Example of copositive matrix but neither positive semidefinite nor elementwise nonnegative? An $n \times n$ real symmetric matrix $A$ is said to be copositive if $\mathbf{x}^{\top}A\mathbf{x} \geq 0$ for all $\mathbf{x}\in\mathbb{R}^{n}$ such that $\mathbf{x} \geq 0$.
I wonder whether the copositive matrix is also positive semidefinite or elementwise nonnegative. I think it is not true since positive semidefinite requires $\mathbf{x}^{\top}A\mathbf{x} \geq 0$ for all $\mathbf{x}\neq 0$. Could anyone give me an example that is a copositive matrix but neither positive semidefinite nor elementwise nonnegative? Thanks.
 A: For $2 \times 2$ matrices, there is no such example. Let $A = \begin{bmatrix}a & b \\ b & c\end{bmatrix}$; taking $\mathbf x = (1,0)$ and $\mathbf x = (0,1)$ in $\mathbf x^{\mathsf T}\!A\mathbf x$ shows that $a,c \ge 0$. Then, taking $\mathbf x = (t,1)$ gives a quadratic $at^2+2bt+c$ which is either always nonnegative (in which case the matrix is positive semidefinite), minimized at $t < 0$ (in which case $-\frac ba < 0$ means $b>0$), or linear (in which case we must have $b \ge 0$ to avoid $2bt+c$ becoming negative for large $t$).
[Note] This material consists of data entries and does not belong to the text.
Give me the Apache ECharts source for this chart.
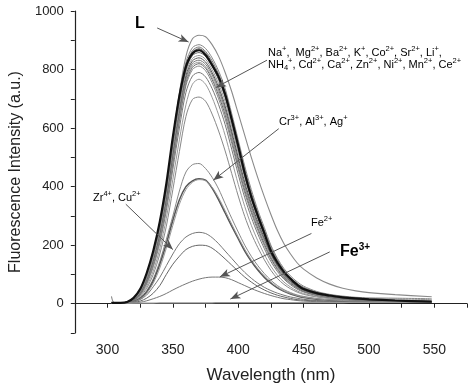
<!DOCTYPE html>
<html><head><meta charset="utf-8">
<script src="https://cdn.jsdelivr.net/npm/echarts@6/dist/echarts.min.js"></script>
<style>html,body{margin:0;padding:0;background:#fff}#c{width:474px;height:390px}</style>
</head><body><div id="c"></div>
<script>
// ---- data (wavelength in nm, intensity in a.u.) ----
const wavelengths = [303,305,310,315,320,325,330,335,340,345,350,355,360,365,370,375,380,385,390,395,400,405,410,415,420,425,430,435,440,445,450,460,470,480,490,500,520,548];
const xTicks = [300,350,400,450,500,550];
const yTicks = [0,200,400,600,800,1000];

const L_vals   = [25,4,3,6,18,45,95,170,270,400, 565,720,845,905,917,912,885,845,790,725, 650,575,500,430,365,305,250,205,170,140, 118,88,67,53,44,38,31,24];
const g1_vals  = [3,3,3,6,20,50,105,180,280,405, 565,715,825,875,885,872,840,795,735,650, 560,470,390,320,260,200,155,120,95,75, 60,42,32,26,22,20,19,17];
const g2_vals  = [3,3,3,6,19,48,100,175,275,400, 560,705,815,865,877,862,830,785,725,640, 550,460,380,312,252,195,150,115,90,70, 56,40,30,24,19,16,12,9];
const g3_vals  = [3,3,3,6,20,49,102,178,278,402, 562,708,812,860,871,857,822,775,712,628, 535,448,370,305,245,188,145,112,88,68, 54,38,29,23,18,15,11,8];
const g4_vals  = [3,3,3,6,20,50,105,180,280,410, 570,710,810,855,866,850,815,775,715,630, 540,445,365,300,240,180,140,108,85,65, 50,36,28,22,18,15,11,7];
const g5_vals  = [3,3,3,5,17,44,95,168,265,390, 545,690,800,848,858,845,812,765,705,620, 528,440,362,297,238,182,140,108,84,65, 51,36,27,21,17,14,10,7];
const g6_vals  = [3,3,3,5,15,40,88,158,252,375, 530,675,790,838,848,835,800,752,690,605, 515,430,355,290,232,178,137,105,82,63, 50,36,28,22,19,17,16,14];
const g7_vals  = [3,3,3,5,14,38,85,152,245,365, 518,665,780,830,840,826,790,740,675,590, 500,415,342,280,224,172,132,101,78,60, 47,33,25,19,15,13,10,7];
const g8_vals  = [3,3,3,5,13,36,80,145,236,355, 505,650,770,822,832,818,782,730,665,580, 490,405,333,272,218,168,129,98,76,58, 46,32,24,18,15,12,9,7];
const g9_vals  = [3,3,3,5,13,35,78,142,230,348, 495,640,762,815,825,810,772,720,655,570, 480,397,326,266,212,163,125,95,74,57, 45,31,23,18,14,12,9,7];
const g10_vals = [3,3,3,5,12,33,75,138,225,340, 487,632,755,808,820,805,766,712,645,560, 470,388,318,258,205,157,120,92,71,55, 43,30,22,17,14,11,9,6];
const g11_vals = [3,3,3,5,12,32,72,133,218,332, 478,622,745,800,812,796,755,700,632,548, 460,378,310,250,198,152,116,88,68,53, 42,29,22,17,14,11,9,6];
const g12_vals = [3,3,3,4,11,30,68,126,208,318, 460,600,722,778,790,775,735,680,612,528, 442,362,295,238,188,144,110,84,65,50, 40,28,21,16,13,11,8,6];
const g13_vals = [3,3,3,4,10,27,60,112,188,292, 425,560,680,750,767,750,705,645,575,492, 408,332,268,215,168,128,97,74,57,44, 35,25,19,15,12,10,8,6];
const g14_vals = [3,3,3,4,9,24,53,100,170,265, 390,520,640,698,706,692,648,590,522,445, 368,298,240,192,150,114,86,66,51,40, 32,23,18,14,11,10,8,6];
const cr_vals  = [2,2,2,3,8,20,45,85,145,220, 300,385,450,475,479,462,432,392,342,292, 245,200,162,130,103,80,62,48,38,30, 25,18,14,12,10,9,8,6];
const al_vals  = [2,2,2,3,7,18,40,78,135,205, 285,355,400,420,427,422,395,355,310,265, 222,180,145,115,90,70,54,42,33,26, 21,15,12,10,9,8,7,6];
const ag_vals  = [2,2,2,3,6,16,36,70,122,190, 268,340,390,415,424,420,398,362,318,272, 228,186,150,120,95,74,57,44,35,28, 23,17,13,11,9,8,7,6];
const zr_vals  = [2,2,2,3,6,14,30,58,90,130, 170,205,228,240,244,240,226,205,180,155, 130,107,87,70,56,45,36,29,23,19, 15,11,9,8,7,6,5,5];
const cu_vals  = [2,2,2,2,4,9,19,36,62,100, 135,162,185,196,200,199,190,173,153,132, 111,91,74,59,47,37,29,23,18,14, 12,9,8,7,6,6,5,5];
const fe2_vals = [2,2,2,2,3,5,10,17,25,35, 47,58,68,77,84,89,91,91,89,82, 72,62,52,43,35,28,22,17,14,11, 9,7,6,5,5,5,5,5];
const fe3_vals = [2,2,2,2,2,2,2,2,3,3, 3,3,3,3,3,3,3,4,4,4, 4,4,4,4,4,4,4,4,4,4, 4,4,4,4,5,5,5,5];

// ---- styles ----
const curves = [
  {v: g14_vals, c:'#888', w:1}, {v: g13_vals, c:'#999', w:1}, {v: g12_vals, c:'#777', w:1},
  {v: g11_vals, c:'#888', w:1}, {v: g10_vals, c:'#666', w:1}, {v: g9_vals, c:'#999', w:1},
  {v: g8_vals, c:'#777', w:1}, {v: g7_vals, c:'#555', w:1}, {v: g6_vals, c:'#999', w:1},
  {v: g5_vals, c:'#666', w:1}, {v: g3_vals, c:'#555', w:1}, {v: g2_vals, c:'#777', w:1},
  {v: g1_vals, c:'#888', w:1}, {v: L_vals, c:'#8a8a8a', w:1.1},
  {v: cr_vals, c:'#888', w:1}, {v: al_vals, c:'#555', w:1.5}, {v: ag_vals, c:'#999', w:1},
  {v: zr_vals, c:'#777', w:1}, {v: cu_vals, c:'#666', w:1},
  {v: fe2_vals, c:'#777', w:1}, {v: fe3_vals, c:'#999', w:1.2},
  {v: g4_vals, c:'#111', w:2.2}
];

// annotation arrows (data coordinates: [wavelength, intensity])
const arrows = [
  [[338, 942],[362, 894]],
  [[422, 832],[383, 739]],
  [[431, 598],[381, 422]],
  [[314, 340],[350, 185]],
  [[456, 240],[386, 92]],
  [[470, 177],[394, 16]]
];

const FONT = 'Liberation Sans, Arial, Helvetica, sans-serif';
const rich = {
  n: {fontSize: 11, fontFamily: FONT, color:'#222', lineHeight: 15},
  s: {fontSize: 7.5, fontFamily: FONT, color:'#222', lineHeight: 8, verticalAlign:'top'},
  b: {fontSize: 7.5, fontFamily: FONT, color:'#222', lineHeight: 8, verticalAlign:'bottom'},
  N: {fontSize: 16, fontWeight:'bold', fontFamily: FONT, color:'#111', lineHeight: 20},
  S: {fontSize: 10, fontWeight:'bold', fontFamily: FONT, color:'#111', lineHeight: 10, verticalAlign:'top'}
};
function label(text, left, top){
  return {type:'text', left, top, silent:true, style:{text, rich, font:'11px '+FONT}};
}

const series = curves.map((c, i) => ({
  type: 'line',
  data: wavelengths.map((x, j) => [x, c.v[j]]),
  showSymbol: false,
  smooth: 0.3,
  silent: true,
  animation: false,
  lineStyle: {color: c.c, width: c.w},
  z: i === curves.length - 1 ? 3 : 2
}));
series.push({
  type:'line', data: [], silent:true, animation:false, z: 5,
  markLine: {
    silent: true, animation:false,
    symbol: ['none','arrow'], symbolSize: 9,
    itemStyle: {color:'#333'},
    lineStyle: {color:'#555', width:1, type:'solid'},
    label: {show:false},
    emphasis: {disabled: true},
    data: arrows.map(a => [
      {coord:a[0], symbol:'none'},
      {coord:a[1], symbol:'arrow', symbolSize:[6, 10]}
    ])
  }
});

const chart = echarts.init(document.getElementById('c'), null, {renderer:'canvas'});
chart.setOption({
  animation: false,
  backgroundColor: '#fff',
  grid: {left: 65, right: 7, top: 11, bottom: 57},
  xAxis: {
    type: 'value', min: 275, max: 575, interval: 25,
    name: 'Wavelength (nm)', nameLocation: 'middle', nameGap: 34,
    nameTextStyle: {fontSize: 17, fontFamily: FONT, color:'#222'},
    axisLine: {show:true, lineStyle:{color:'#222', width:1.2}},
    axisTick: {show:true, inside:false, length:4, lineStyle:{color:'#222'}},
    axisLabel: {fontSize: 14, fontFamily: FONT, color:'#222', margin: 10,
      formatter: v => xTicks.includes(v) ? String(v) : ''},
    splitLine: {show:false}
  },
  yAxis: {
    type: 'value', min: -100, max: 1000, interval: 100,
    name: 'Fluorescence Intensity (a.u.)', nameLocation: 'middle', nameGap: 46,
    nameTextStyle: {fontSize: 16, fontFamily: FONT, color:'#222'},
    axisLine: {show:true, lineStyle:{color:'#222', width:1.2}},
    axisTick: {show:true, inside:false, length:4, lineStyle:{color:'#222'}},
    axisLabel: {fontSize: 13, fontFamily: FONT, color:'#222', margin: 11,
      formatter: v => yTicks.includes(v) ? String(v) : ''},
    splitLine: {show:false}
  },
  series,
  graphic: [
    label('{N|L}', 135, 16),
    label('{n|Na}{s|+}{n|,  Mg}{s|2+}{n|, Ba}{s|2+}{n|, K}{s|+}{n|, Co}{s|2+}{n|, Sr}{s|2+}{n|, Li}{s|+}{n|,}', 268, 45),
    label('{n|NH}{b|4}{s|+}{n|, Cd}{s|2+}{n|, Ca}{s|2+}{n|, Zn}{s|2+}{n|, Ni}{s|2+}{n|, Mn}{s|2+}{n|, Ce}{s|2+}', 268, 57),
    label('{n|Cr}{s|3+}{n|, Al}{s|3+}{n|, Ag}{s|+}', 279, 114),
    label('{n|Zr}{s|4+}{n|, Cu}{s|2+}', 93, 190),
    label('{n|Fe}{s|2+}', 311, 215),
    label('{N|Fe}{S|3+}', 340, 242)
  ]
});
</script>
</body></html>
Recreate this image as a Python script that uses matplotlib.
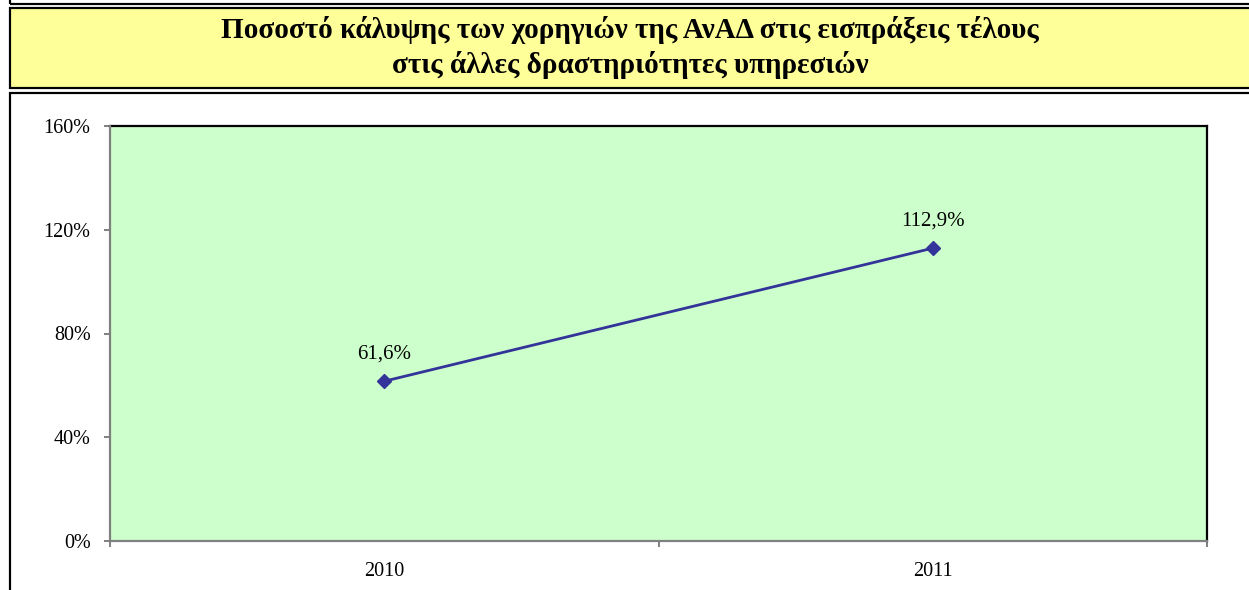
import matplotlib
matplotlib.use("Agg")
import matplotlib.pyplot as plt
from matplotlib.patches import Rectangle
from matplotlib.lines import Line2D
from matplotlib.ticker import FixedLocator, PercentFormatter

# Data
years = ["2010", "2011"]
coverage = [61.6, 112.9]
labels = ["61,6%", "112,9%"]
y_ticks = [0, 40, 80, 120, 160]
title_lines = ["Ποσοστό κάλυψης των χορηγιών της ΑνΑΔ στις εισπράξεις τέλους",
               "στις άλλες δραστηριότητες υπηρεσιών"]

W, H = 1249, 590
DPI = 100
plt.rcParams["font.family"] = ["Liberation Serif", "DejaVu Serif"]

fig = plt.figure(figsize=(W / DPI, H / DPI), dpi=DPI)
fig.patch.set_facecolor("white")


def hline(x0, x1, y, lw=2.2, color="black"):
    fig.add_artist(Line2D([x0 / W, x1 / W], [1 - y / H, 1 - y / H], color=color,
                          lw=lw * 72 / DPI, transform=fig.transFigure, solid_capstyle="butt"))


def vline(x, y0, y1, lw=2.2, color="black"):
    fig.add_artist(Line2D([x / W, x / W], [1 - y0 / H, 1 - y1 / H], color=color,
                          lw=lw * 72 / DPI, transform=fig.transFigure, solid_capstyle="butt"))


# Frames: end of the box above, title box, chart box
vline(10, 0, 4)
hline(10, W, 3.5)
fig.add_artist(Rectangle((10 / W, 1 - 88 / H), (W - 10) / W, 80 / H,
                         transform=fig.transFigure, facecolor="#FFFF99",
                         edgecolor="none", zorder=0))
hline(9, W, 7.8)
hline(9, W, 88)
vline(10, 7, 89)
hline(9, W, 93)
vline(10, 92, H)

fig.text(630 / W, 1 - 30 / H, title_lines[0], ha="center", va="center",
         fontsize=21, fontweight="bold")
fig.text(630 / W, 1 - 65 / H, title_lines[1], ha="center", va="center",
         fontsize=21, fontweight="bold")

# Plot area
left, top, right, bottom = 110, 126, 1207, 541
ax = fig.add_axes([left / W, 1 - bottom / H, (right - left) / W, (bottom - top) / H])
ax.set_facecolor("#CCFFCC")
x = list(range(len(years)))
ax.plot(x, coverage, color="#333399", lw=2.0, marker="D", markersize=7.5, zorder=3,
        clip_on=False)
for xi, v, lab in zip(x, coverage, labels):
    ax.annotate(lab, (xi, v), xytext=(0, 13), textcoords="offset points",
                ha="center", va="bottom", fontsize=15)

ax.set_xlim(-0.5, 1.5)
ax.set_ylim(0, 160)
ax.yaxis.set_major_locator(FixedLocator(y_ticks))
ax.yaxis.set_major_formatter(PercentFormatter(decimals=0))
ax.xaxis.set_major_locator(FixedLocator([-0.5, 0.5, 1.5]))
ax.xaxis.set_major_formatter(plt.NullFormatter())
ax.xaxis.set_minor_locator(FixedLocator(x))
ax.xaxis.set_minor_formatter(plt.FixedFormatter(years))
ax.tick_params(axis="x", which="major", direction="out", length=4.5, width=1.4,
               color="#808080")
ax.tick_params(axis="x", which="minor", length=0, pad=15, labelsize=14.5)
ax.tick_params(axis="y", direction="out", length=4.5, width=1.4, color="#808080",
               labelsize=14.5, pad=9.5)

for side in ("top", "right"):
    ax.spines[side].set_color("black")
    ax.spines[side].set_linewidth(1.6)
for side in ("left", "bottom"):
    ax.spines[side].set_color("#808080")
    ax.spines[side].set_linewidth(1.6)
    ax.spines[side].set_zorder(4)

fig.savefig("out.png", dpi=DPI)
For larger matrices, we can find example just based on the fact that the sum of two copositive matrices is also copositive. So, for example,
$$
   \begin{bmatrix}1 & -1 & 0 \\ -1 & 1 & 0 \\ 0 & 0 & 0\end{bmatrix} + \begin{bmatrix}0 & 0 & 0 \\ 0 & 0 & 1 \\ 0 & 1 & 0 \end{bmatrix} = \begin{bmatrix}1 & -1 & 0 \\ -1 & 1 & 1 \\ 0 & 1 & 0\end{bmatrix}
$$
is copositive, because it is the sum of a positive semidefinite matrix and an elementwise nonnegative matrix. However, you can see that it's not positive semidefinite (because of the bottom right $2 \times 2$ submatrix) and has negative entries.